Ian chuckled and shook his head. “I doubt that,” he confided, “but maybe if your dad’s going to be home—”
“Keke doesn’t live at our house.”
A small surge of triumph flared in Ian’s chest. “He doesn’t? Where does he live?”
Arabella screwed up her little face, thinking deeply. “Mommy,” she called over his shoulder. “Where does Keke live?”
Ian spun around. Cameron stepped into the room, followed by a gangly teenager with a towel pressed to his forehead and an older woman, ringing her wrinkled hands.
“What?” Cameron motioned for the boy to have a seat, then came to stand by her daughter’s bed.
“Dr. Ian wants to know where Keke lives, but I can’t remember.”
Shit. He didn’t need Cameron thinking he was poaching her daughter for information.
Cameron turned, her eyes meeting Ian’s. “Why do you want to know where Keso lives?”
“I don’t,” he replied. “I mean, I asked when she said he didn’t live with you, but it was just conversation.”
As she turned to her daughter, her blue eyes narrowed.
“I want to go home,” Ara told her mother, employing the same wide-eyed gaze she’d tried to use on him.
“I told her you’d probably be busy here, but maybe if her father were home, she could go in a day or two.” He almost strangled on the words her father. He didn’t know Keso Lawrence, but he envied the man.
“Keso usually stays on his boat or the big island when he’s not with us.” Without looking his way, Cameron stepped away, directing her attention to the boy she’d brought in.
* * *
Ian’s gaze bore into Cameron’s back, urging her to turn and confront him, but she refused. When she’d walked in and spotted him with her daughter, her heart had dropped to her stomach. These two people from two separate parts of her life were never supposed to meet. She’d stayed on this island, sure her daughter and former fiancé would never cross paths. And now. Well, now she had him to thank for saving the girl’s life.
Behind her, Ian laughed, followed by a soft giggle from Arabella. She glanced over her shoulder to see his mouth stretched wide in a grin as he focused on her daughter and whatever story she spun. Cameron’s eyes warmed. She’d pictured Ian and their daughter together so many times—imagining how they’d interact, wondering if he’d love her as much as she did. Their daughter would be only slightly older than Arabella. If she let herself, she could forget, for a moment, all that had happened and pretend Ara was their daughter. She could let herself pretend Ian had truly loved her and wanted her. That maybe he still did. Shaking her head, she forced those thoughts away. Ian was an impossible dream—one she’d given up years ago.

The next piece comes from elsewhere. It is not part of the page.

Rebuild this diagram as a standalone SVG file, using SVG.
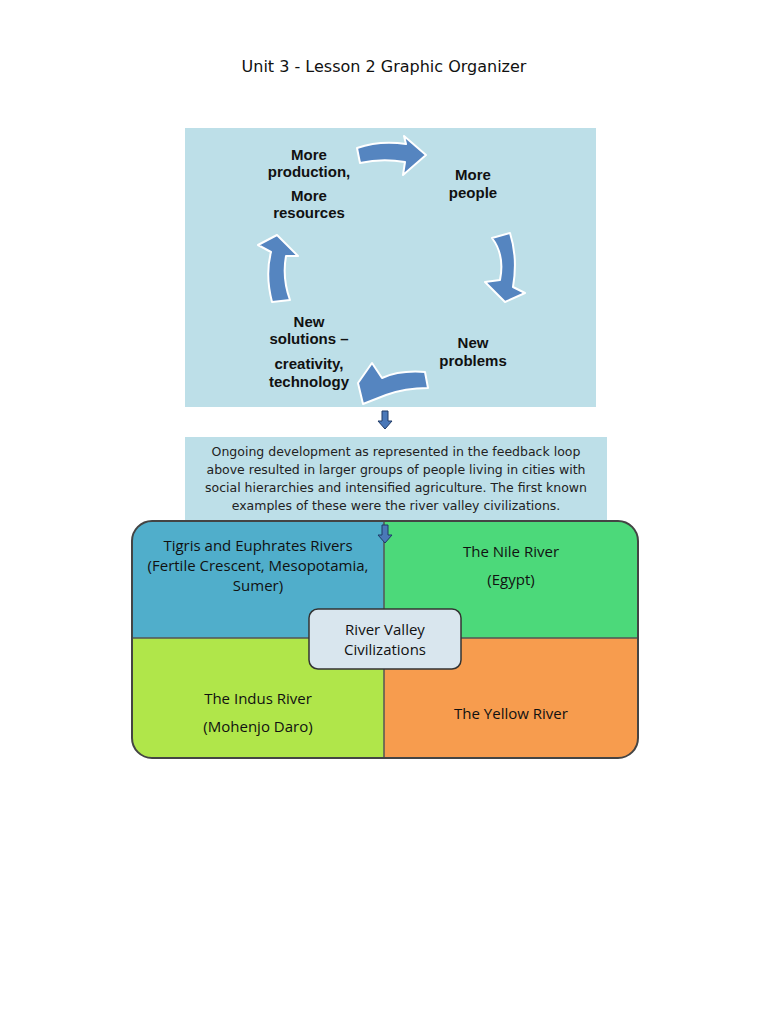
<svg xmlns="http://www.w3.org/2000/svg" width="768" height="1024" viewBox="0 0 768 1024">
<style>
.loop{font-family:"Liberation Sans",Arial,sans-serif;font-weight:bold;font-size:15px;fill:#111;text-anchor:middle}
.para{font-family:"DejaVu Sans",sans-serif;font-size:12.5px;fill:#222;text-anchor:middle}
.q{font-family:"Open Sans","DejaVu Sans",sans-serif;font-size:15px;fill:#111;text-anchor:middle}
.arr{fill:#5585c0;stroke:#fff;stroke-width:2;stroke-linejoin:round}
.down{fill:#4a78b8;stroke:#1f3a66;stroke-width:1}
</style>
<rect width="768" height="1024" fill="#fff"/>
<text x="384" y="72" font-family="DejaVu Sans,sans-serif" font-size="16" text-anchor="middle" fill="#111">Unit 3 - Lesson 2 Graphic Organizer</text>
<g id="loop">
<rect x="185" y="128" width="411" height="279" fill="#bddfe8"/>
<g id="n1"><text class="loop" x="309" y="160">More</text><text class="loop" x="309" y="177">production,</text><text class="loop" x="309" y="201">More</text><text class="loop" x="309" y="218">resources</text></g>
<g id="n2"><text class="loop" x="473" y="180">More</text><text class="loop" x="473" y="198">people</text></g>
<g id="n3"><text class="loop" x="473" y="348">New</text><text class="loop" x="473" y="366">problems</text></g>
<g id="n4"><text class="loop" x="309" y="327">New</text><text class="loop" x="309" y="344">solutions –</text><text class="loop" x="309" y="369">creativity,</text><text class="loop" x="309" y="387">technology</text></g>
</g>
<g id="connectors">
<path class="arr" d="M357,148 Q380,140 406,144 L404,136 L426,155 L403,175 L405,162 Q382,158 360,163 Z"/>
<path class="arr" d="M492,238 Q505,255 500,280 L485,282 L505,302 L525,293 L513,287 Q518,258 510,233 Z"/>
<path class="arr" d="M425,372 Q400,370 382,378 L372,363 L358,383 L363,404 L386,395 Q405,388 428,388 Z"/>
<path class="arr" d="M272,302 Q265,275 271,252 L258,245 L277,235 L298,256 L286,256 Q282,278 290,300 Z"/>
<path class="down" d="M382,411 H388 V421 H392 L385,429 L378,421 H382 Z"/>
</g>
<g id="para">
<rect x="185" y="437" width="422" height="84" fill="#bddfe8"/>
<text class="para" x="396" y="456">Ongoing development as represented in the feedback loop</text>
<text class="para" x="396" y="474">above resulted in larger groups of people living in cities with</text>
<text class="para" x="396" y="492">social hierarchies and intensified agriculture.  The first known</text>
<text class="para" x="396" y="510">examples of these were the river valley civilizations.</text>
</g>
<g id="grid">
<defs><clipPath id="c"><rect x="132" y="521" width="506" height="237" rx="20"/></clipPath></defs>
<g clip-path="url(#c)">
<rect x="132" y="521" width="252" height="117" fill="#50aecb"/>
<rect x="384" y="521" width="254" height="117" fill="#4cd97a"/>
<rect x="132" y="638" width="252" height="120" fill="#b0e64a"/>
<rect x="384" y="638" width="254" height="120" fill="#f79c4e"/>
<line x1="384" y1="521" x2="384" y2="758" stroke="#555" stroke-width="1.5"/>
<line x1="132" y1="638" x2="638" y2="638" stroke="#555" stroke-width="1.5"/>
</g>
<rect x="132" y="521" width="506" height="237" rx="20" fill="none" stroke="#444" stroke-width="2"/>
<g id="q1"><text class="q" x="258" y="551">Tigris and Euphrates Rivers</text><text class="q" x="258" y="571">(Fertile Crescent, Mesopotamia,</text><text class="q" x="258" y="591">Sumer)</text></g>
<g id="q2"><text class="q" x="511" y="557">The Nile River</text><text class="q" x="511" y="585">(Egypt)</text></g>
<g id="q3"><text class="q" x="258" y="704">The Indus River</text><text class="q" x="258" y="732">(Mohenjo Daro)</text></g>
<g id="q4"><text class="q" x="511" y="719">The Yellow River</text></g>
<path class="down" d="M382,525 H388 V535 H392 L385,543 L378,535 H382 Z"/>
<g id="center"><rect x="309" y="609" width="152" height="60" rx="9" fill="#d9e6ee" stroke="#333" stroke-width="1.5"/>
<text class="q" x="385" y="635">River Valley</text><text class="q" x="385" y="655">Civilizations</text></g>
</g>
</svg>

She turned back to her patient. “If you’ll stay here, I’ll go get what I need to patch you up.”
“Oh, he’ll stay,” the boy’s grandmother assured her.
Tommy just nodded, still holding the bloody cloth to his forehead.
Cameron hurried down the short hall to her “office” and the locked storage cabinet. Locking the cabinet was pointless. If someone wanted to get into it, they’d have no problem. Besides, if someone were desperate enough to go through the trouble to break in for gauze, numbing gel, sutures, and the like, they probably needed the items more desperately than she did. Still, she unlocked the cabinet, then began searching for what she needed to stitch up the boy’s head.
“Why doesn’t Keso live with you?”
Startled, she jumped, banging her head on the metal door. Wincing, she rubbed the tender spot. “What?”
“Why doesn’t Keso live with you? Why does he stay on his boat or another island?”
“Is that part of Ara’s medical examination?” She forced her voice and breathing to remain steady as she turned and met his dark eyes. They always reminded her of good whiskey, and she hadn’t forgotten how easily she could get drunk on them. That same dizziness washed over her now as she breathed him in. The scent of coffee and mint brought back memories of lazy Sundays on the couch and the comfort of being loved.
“No. I want to know. If he’s Ara’s father, why doesn’t he live with you?”